Лежачий полицейский (Лемеш) - страница 104

– Что на вас нашло?

– Еврейский вопрос. – В ответе не было ничего намекающего на суть проблемы.

Дед Нил скорбно отложил пыточный инструмент и рассказал мне кошмарную историю из своего детства. Оказывается, он все-таки учился в школе, но больше семи классов не осилил.

– Я тогда в Питере жил. Меня даже в блокаду эвакуировали. Потом как-нибудь расскажу. Страшные были времена. Тебе не понять. Война только закончилась. Голод. Жуть. У половины класса обуви не было. Считай, почти весь год босыми ходили. У меня первые свои штаны лет в семнадцать появились. А так все перешитое донашивал.

– Зато, наверное, все дружные были, – понадеялась я.

– Как же! Дрались между собой. Школа на школу. Улица на улицу. Район на район. Мы тогда отдельно от девочек учились, – прибавил он, таким замысловатым аргументом объясняя агрессию.

– Вы же вроде деревенский?

– Это я потом уехал.

– А при чем тут еврейский вопрос?

С первого по четвертый класс с отважной питерской шпаной мучился маленький еврейский мальчик. Дед отлично помнил все изощренные пытки, которыми потчевали одноклассники умненького, но хилого мальчика. Особенно меня поразил сложный высокоинтеллектуальный юмор написывания до краев еврейских валенок.

Дед Нил поглаживал дешевую треснутую скрипку и повторял:

– Хороший был пацан. Списывать всегда давал. Но на кулачках – никакого проку.

– Стыдно, – понимающе промолвила я.

– Стыдно, – признал Нил. – Вот бы встретить его да поговорить.

– Я могу в Интернете поискать, может, жив еще. Вы только имя его скажите.

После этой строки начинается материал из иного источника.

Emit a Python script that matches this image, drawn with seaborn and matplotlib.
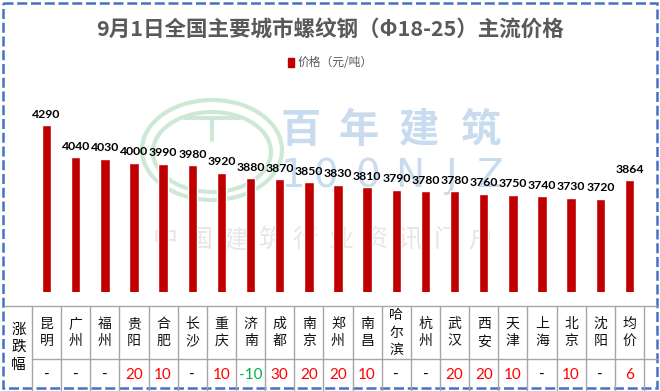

– Да не помню я. Склероз проклятый. Врачи говорят, что к старости все больше из детства вспоминается. Все жду. Может, и выплывет имя, тогда сразу к тебе. Ты уж постарайся, не подведи.

– А подруги ваши куда подевались? – с некоторым испугом спросила я, опасаясь кладбищенского ответа.

– На променаде. Я им теперь прогулки ежедневные прописал. Ладно. Иди. Я дальше вспоминать стану.

Провожаемая визгом смычка, я осторожно прикрыла дверь, чтоб не спугнуть самую чистую скорбь. Глупее которой нет ничего, но и правильнее тоже.

К дому брел утомленный пучок старух, цепляющихся друг за друга для равновесия. Та, что посредине, шла буквой «г», опираясь на палку. Ее незавидный крен спасал остальных. Позволяя в особо критические моменты делать вид, что помогают. Старуха злобно ворчала, отбирая необходимую опору. Мое громкое «Здрасьте» встрепенуло усталые ряды.

Старухи почуяли близость отдыха и прибавили ходу. Оставив согбенную товарку в арьергарде. На подходах к квартире Нила у них открылось второе дыхание. Они недружно исполнили: «Все выше, и выше, и выше стремим мы полет наших птиц, и в наших пропеллерах дышит спокойствие наших границ».